→ Plotting code records
──────────────────────────────

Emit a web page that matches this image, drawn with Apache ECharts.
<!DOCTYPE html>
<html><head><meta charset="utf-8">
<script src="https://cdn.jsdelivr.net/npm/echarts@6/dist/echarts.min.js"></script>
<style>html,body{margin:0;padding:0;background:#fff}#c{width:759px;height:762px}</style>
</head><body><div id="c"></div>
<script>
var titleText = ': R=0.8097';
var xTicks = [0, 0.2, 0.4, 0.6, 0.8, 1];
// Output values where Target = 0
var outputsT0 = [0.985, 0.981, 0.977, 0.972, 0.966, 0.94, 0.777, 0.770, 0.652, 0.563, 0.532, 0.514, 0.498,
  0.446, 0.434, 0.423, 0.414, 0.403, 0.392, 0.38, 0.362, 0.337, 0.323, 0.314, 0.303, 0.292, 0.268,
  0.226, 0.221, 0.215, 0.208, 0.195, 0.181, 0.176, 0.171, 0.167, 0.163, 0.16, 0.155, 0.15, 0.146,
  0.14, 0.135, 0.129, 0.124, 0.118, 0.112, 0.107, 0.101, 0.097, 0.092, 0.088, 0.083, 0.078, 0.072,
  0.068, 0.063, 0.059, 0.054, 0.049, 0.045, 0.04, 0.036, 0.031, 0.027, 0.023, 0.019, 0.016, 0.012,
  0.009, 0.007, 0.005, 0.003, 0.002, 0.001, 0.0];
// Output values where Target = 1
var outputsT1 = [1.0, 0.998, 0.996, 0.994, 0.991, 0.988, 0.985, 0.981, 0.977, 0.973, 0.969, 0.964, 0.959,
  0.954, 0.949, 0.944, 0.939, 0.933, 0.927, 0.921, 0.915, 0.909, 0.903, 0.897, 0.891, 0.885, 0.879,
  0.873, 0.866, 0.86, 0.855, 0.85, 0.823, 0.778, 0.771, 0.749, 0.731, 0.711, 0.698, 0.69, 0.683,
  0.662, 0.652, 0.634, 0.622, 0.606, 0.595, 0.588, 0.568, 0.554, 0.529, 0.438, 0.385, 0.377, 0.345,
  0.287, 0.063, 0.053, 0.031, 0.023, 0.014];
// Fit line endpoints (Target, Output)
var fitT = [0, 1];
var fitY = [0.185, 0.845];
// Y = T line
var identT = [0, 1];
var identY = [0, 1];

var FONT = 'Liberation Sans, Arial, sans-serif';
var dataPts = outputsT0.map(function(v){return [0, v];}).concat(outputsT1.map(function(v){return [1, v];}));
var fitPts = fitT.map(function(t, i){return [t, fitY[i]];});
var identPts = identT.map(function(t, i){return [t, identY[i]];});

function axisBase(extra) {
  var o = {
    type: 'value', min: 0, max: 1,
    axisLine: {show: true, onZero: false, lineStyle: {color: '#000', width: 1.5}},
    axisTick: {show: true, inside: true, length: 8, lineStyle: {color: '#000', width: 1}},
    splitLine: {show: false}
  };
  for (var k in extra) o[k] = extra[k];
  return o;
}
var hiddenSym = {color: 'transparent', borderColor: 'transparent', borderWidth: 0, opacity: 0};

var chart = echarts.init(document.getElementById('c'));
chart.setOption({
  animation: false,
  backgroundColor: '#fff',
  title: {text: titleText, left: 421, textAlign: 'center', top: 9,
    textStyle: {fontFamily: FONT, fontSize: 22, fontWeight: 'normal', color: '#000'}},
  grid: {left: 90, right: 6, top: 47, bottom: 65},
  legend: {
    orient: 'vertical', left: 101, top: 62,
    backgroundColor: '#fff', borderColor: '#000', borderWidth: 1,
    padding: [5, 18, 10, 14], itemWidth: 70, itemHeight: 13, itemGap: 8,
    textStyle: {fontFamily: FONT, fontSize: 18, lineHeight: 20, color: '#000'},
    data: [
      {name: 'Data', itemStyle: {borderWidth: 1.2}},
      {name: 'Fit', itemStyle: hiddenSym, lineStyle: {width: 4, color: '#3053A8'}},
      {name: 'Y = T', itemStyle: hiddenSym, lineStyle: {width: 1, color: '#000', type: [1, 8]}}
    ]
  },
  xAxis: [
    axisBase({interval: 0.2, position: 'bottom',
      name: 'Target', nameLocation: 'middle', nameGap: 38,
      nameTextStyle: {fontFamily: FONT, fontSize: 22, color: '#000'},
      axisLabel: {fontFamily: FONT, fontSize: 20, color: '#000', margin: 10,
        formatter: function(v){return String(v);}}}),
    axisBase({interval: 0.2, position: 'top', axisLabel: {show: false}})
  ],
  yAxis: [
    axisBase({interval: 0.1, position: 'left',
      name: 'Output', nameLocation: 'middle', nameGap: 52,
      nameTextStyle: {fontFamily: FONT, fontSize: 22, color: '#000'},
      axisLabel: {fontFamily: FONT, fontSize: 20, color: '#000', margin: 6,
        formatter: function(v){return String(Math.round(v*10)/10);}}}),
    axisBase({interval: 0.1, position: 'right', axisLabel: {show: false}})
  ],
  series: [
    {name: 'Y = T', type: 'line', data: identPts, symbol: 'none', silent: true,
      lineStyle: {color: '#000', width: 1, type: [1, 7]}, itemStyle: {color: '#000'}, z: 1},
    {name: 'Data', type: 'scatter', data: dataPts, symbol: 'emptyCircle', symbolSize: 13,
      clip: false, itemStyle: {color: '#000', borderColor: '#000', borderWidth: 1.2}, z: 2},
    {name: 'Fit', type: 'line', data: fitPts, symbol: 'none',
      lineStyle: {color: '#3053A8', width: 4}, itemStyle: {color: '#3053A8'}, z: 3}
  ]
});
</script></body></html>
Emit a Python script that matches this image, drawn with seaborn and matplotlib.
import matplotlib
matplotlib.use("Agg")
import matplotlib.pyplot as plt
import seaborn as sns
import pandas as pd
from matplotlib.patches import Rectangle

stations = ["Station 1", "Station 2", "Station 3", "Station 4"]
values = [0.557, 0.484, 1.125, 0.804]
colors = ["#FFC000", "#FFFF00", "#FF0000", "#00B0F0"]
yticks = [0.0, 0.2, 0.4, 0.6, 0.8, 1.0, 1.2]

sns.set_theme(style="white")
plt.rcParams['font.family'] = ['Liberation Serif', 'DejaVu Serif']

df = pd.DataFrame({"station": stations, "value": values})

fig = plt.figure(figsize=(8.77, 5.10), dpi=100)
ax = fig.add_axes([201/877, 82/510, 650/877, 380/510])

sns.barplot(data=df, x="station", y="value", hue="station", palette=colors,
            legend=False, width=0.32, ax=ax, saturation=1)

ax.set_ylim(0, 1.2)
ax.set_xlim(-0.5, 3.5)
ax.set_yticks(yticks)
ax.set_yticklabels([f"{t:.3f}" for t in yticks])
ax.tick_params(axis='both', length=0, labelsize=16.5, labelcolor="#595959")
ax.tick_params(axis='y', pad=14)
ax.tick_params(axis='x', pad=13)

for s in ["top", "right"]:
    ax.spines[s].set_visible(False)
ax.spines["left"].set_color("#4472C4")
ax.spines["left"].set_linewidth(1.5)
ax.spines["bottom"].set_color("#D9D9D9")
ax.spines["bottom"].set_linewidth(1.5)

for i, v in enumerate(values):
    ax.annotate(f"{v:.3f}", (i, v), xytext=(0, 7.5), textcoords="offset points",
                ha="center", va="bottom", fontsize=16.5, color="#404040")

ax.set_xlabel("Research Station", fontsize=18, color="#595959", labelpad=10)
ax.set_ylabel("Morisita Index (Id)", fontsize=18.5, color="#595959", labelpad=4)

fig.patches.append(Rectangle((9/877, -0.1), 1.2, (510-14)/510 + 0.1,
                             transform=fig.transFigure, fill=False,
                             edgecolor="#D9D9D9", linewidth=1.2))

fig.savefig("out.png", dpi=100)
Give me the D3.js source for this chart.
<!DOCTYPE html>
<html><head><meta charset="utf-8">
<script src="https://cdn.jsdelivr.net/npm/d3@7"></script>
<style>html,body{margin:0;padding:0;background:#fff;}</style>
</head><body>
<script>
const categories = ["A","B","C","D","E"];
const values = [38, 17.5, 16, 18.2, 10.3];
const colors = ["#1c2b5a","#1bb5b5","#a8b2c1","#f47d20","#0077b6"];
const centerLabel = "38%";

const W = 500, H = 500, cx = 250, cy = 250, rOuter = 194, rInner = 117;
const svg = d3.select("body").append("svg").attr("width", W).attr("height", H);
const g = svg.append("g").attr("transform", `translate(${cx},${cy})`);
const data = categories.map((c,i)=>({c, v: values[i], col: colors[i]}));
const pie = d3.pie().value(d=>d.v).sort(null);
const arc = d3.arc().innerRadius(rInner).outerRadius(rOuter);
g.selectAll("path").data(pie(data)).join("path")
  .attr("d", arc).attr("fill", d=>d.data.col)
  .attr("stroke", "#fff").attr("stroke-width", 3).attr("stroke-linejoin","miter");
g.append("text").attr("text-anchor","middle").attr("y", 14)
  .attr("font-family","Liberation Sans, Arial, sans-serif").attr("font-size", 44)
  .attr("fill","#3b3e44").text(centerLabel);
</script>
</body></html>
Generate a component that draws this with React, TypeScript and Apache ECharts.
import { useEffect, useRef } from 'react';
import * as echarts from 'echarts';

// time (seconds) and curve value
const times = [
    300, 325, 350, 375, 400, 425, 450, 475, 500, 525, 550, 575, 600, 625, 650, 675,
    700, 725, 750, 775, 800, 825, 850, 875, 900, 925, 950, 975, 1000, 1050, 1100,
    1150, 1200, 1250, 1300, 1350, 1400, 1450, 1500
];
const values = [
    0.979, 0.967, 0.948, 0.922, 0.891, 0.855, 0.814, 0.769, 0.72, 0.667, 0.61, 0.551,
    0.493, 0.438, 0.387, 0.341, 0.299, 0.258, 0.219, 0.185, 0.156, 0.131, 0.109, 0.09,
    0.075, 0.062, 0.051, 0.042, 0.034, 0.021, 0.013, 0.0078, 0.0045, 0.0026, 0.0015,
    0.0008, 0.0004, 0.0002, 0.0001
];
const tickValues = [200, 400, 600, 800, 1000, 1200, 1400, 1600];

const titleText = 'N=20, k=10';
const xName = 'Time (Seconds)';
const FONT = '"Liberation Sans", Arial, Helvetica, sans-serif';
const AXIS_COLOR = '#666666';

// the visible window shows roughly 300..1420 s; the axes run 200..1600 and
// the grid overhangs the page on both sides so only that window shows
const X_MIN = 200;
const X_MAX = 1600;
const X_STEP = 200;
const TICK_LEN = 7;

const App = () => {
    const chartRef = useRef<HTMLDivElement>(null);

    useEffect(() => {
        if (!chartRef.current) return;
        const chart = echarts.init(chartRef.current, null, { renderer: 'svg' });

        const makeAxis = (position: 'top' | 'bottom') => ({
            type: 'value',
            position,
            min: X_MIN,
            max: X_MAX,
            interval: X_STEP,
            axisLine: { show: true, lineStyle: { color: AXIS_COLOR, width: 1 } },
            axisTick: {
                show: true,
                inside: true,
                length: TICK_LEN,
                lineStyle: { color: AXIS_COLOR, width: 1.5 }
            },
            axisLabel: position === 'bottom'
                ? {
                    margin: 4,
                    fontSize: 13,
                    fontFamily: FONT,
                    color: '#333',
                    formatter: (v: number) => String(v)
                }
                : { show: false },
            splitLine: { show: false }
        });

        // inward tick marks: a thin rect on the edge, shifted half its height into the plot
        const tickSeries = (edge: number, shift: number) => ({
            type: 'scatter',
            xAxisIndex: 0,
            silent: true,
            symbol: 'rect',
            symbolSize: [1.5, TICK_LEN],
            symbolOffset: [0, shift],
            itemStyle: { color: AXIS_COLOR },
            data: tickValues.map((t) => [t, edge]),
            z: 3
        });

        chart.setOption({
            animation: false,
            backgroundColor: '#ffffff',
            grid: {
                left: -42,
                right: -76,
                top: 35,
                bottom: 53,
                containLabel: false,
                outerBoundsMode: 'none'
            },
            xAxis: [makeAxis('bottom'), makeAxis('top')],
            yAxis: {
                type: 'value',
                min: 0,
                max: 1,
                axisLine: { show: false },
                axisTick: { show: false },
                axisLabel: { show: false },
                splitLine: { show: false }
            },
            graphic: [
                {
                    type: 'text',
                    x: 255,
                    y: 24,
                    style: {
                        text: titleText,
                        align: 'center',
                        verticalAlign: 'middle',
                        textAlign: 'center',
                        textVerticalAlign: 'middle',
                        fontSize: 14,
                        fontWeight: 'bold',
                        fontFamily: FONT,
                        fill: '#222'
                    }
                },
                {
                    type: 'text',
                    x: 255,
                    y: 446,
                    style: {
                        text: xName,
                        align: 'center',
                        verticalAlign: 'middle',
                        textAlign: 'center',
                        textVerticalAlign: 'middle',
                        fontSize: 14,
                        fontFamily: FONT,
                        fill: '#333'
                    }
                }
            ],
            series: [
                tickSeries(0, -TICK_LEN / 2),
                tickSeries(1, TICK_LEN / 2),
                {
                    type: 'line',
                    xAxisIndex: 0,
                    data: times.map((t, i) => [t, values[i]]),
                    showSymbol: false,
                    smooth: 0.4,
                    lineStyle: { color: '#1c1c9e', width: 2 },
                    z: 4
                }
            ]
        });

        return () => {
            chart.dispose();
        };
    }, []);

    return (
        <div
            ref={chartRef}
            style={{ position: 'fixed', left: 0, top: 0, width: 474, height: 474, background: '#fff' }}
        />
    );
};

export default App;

──────────────────────────────

→ Goal
Going down the listing above, begin printing at the line with "Generate a component" and finish with the line with "import * as echarts from 'echarts';", exactly as they appear.

→ Final result
Generate a component that draws this with React, TypeScript and Apache ECharts.
import { useEffect, useRef } from 'react';
import * as echarts from 'echarts';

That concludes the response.